Based on my years auditing the ICO mania of 2017, I learned that the most dangerous assets are those that look like they have utility but are actually pure narrative. The 'Trump Dollar' is the same. Its seigniorage is negligible relative to the $30 trillion+ national debt. Its production cost is a rounding error in the federal budget. The U.S. Mint will sell a few thousand units, maybe tens of thousands, primarily to political collectors. The total revenue will be in the millions, not billions. This is a non-event for the macroeconomy.
Reading the code that writes the culture, I can tell you what the code actually says: 'This is a private-sector transaction between the U.S. Mint and a consumer.' It is no different from a limited-edition sneaker drop by Nike. The only difference is the logo. The 'Trump' logo adds political sentiment, but sentiment does not drive the U.S. economy. The Federal Reserve does that.
Where is the inflationary pressure? There is none. The coin does not increase the monetary base. It does not lower reserve requirements. It does not create credit. If you buy a 'Trump Dollar' for $25, you remove $25 from the economy. The U.S. Mint takes that $25, pays its costs, and sends the profit to the Treasury. The Treasury uses it to offset a fraction of a fraction of a percent of the deficit. The net effect on the money supply is zero. The effect on inflation expectations, measured by the 5-year breakeven rate, is zero.
Contrarian: The Real Blind Spot Is Our Own Narrative Addiction
The crypto community has a pathological need to see the government as a threat or a validation. Every minor policy announcement is scanned for signals about Bitcoin’s future. But the 'Trump Dollar' is a contrarian signal in the opposite direction: it demonstrates that the government understands the power of narrative, and it is using it to sell trinkets.
This is the blind spot. The 'Trump Dollar' is not a validation of the 'digital gold' thesis. It is an admission that the government’s value creation mechanism is broken. The U.S. Mint can’t mint value. It can only mint a physical object. The value comes from the story. The crypto market has a leg up here: we can mint digital objects with programmable value. But the lesson is that we should not confuse a story with substance.
Furthermore, the fact that the coin contains 'no gold' is a critical detail. For decades, the 'sound money' advocates have argued that the dollar should be backed by gold. This coin explicitly rejects that premise. It says, 'We are selling you a story, not a hard asset.' This should be a cautionary tale for any project that relies on 'backing' or 'reserves' as a primary value proposition.
I recall the DeFi summer of 2020, when I helped readers withdraw funds from unsustainable yield farms just before the Curve DAO token collapsed. The pattern is the same: a story creates a narrative peak, and then the economic reality catches up. The 'Trump Dollar' is a narrative peak without any underlying economic reality to back it. It is all surface, no depth.
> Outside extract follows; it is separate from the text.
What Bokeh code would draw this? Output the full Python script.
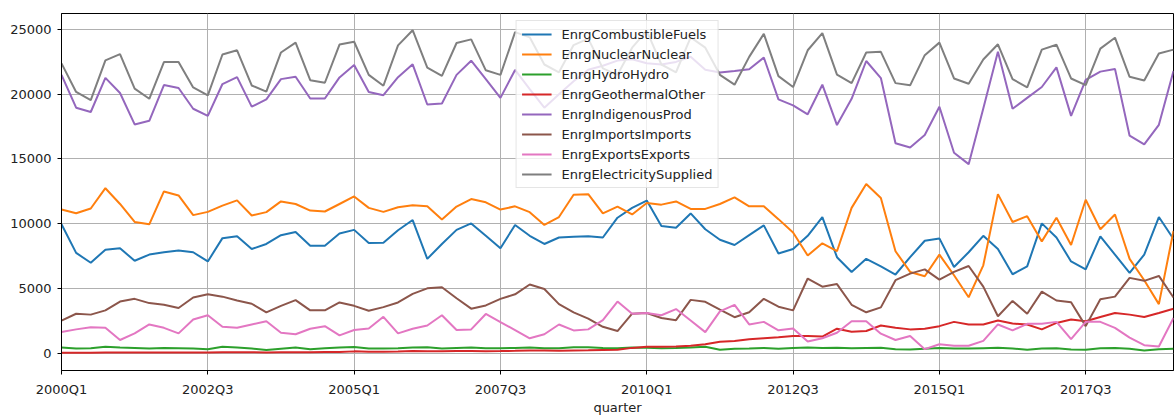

Takeaway: The Signal in the Noise
So what is the real takeaway? The 'Trump Dollar' is a zero-signal event for the macro markets. It does not impact the price of Bitcoin, gold, or the U.S. dollar. The only story that matters here is that the public sector has perfected the art of selling narrative without value. As investors, our job is to see through the hype and focus on protocols and assets that generate sustainable value, not just political pageantry. The storm will pass. The steady current remains the same: build systems that work, not stories that sell.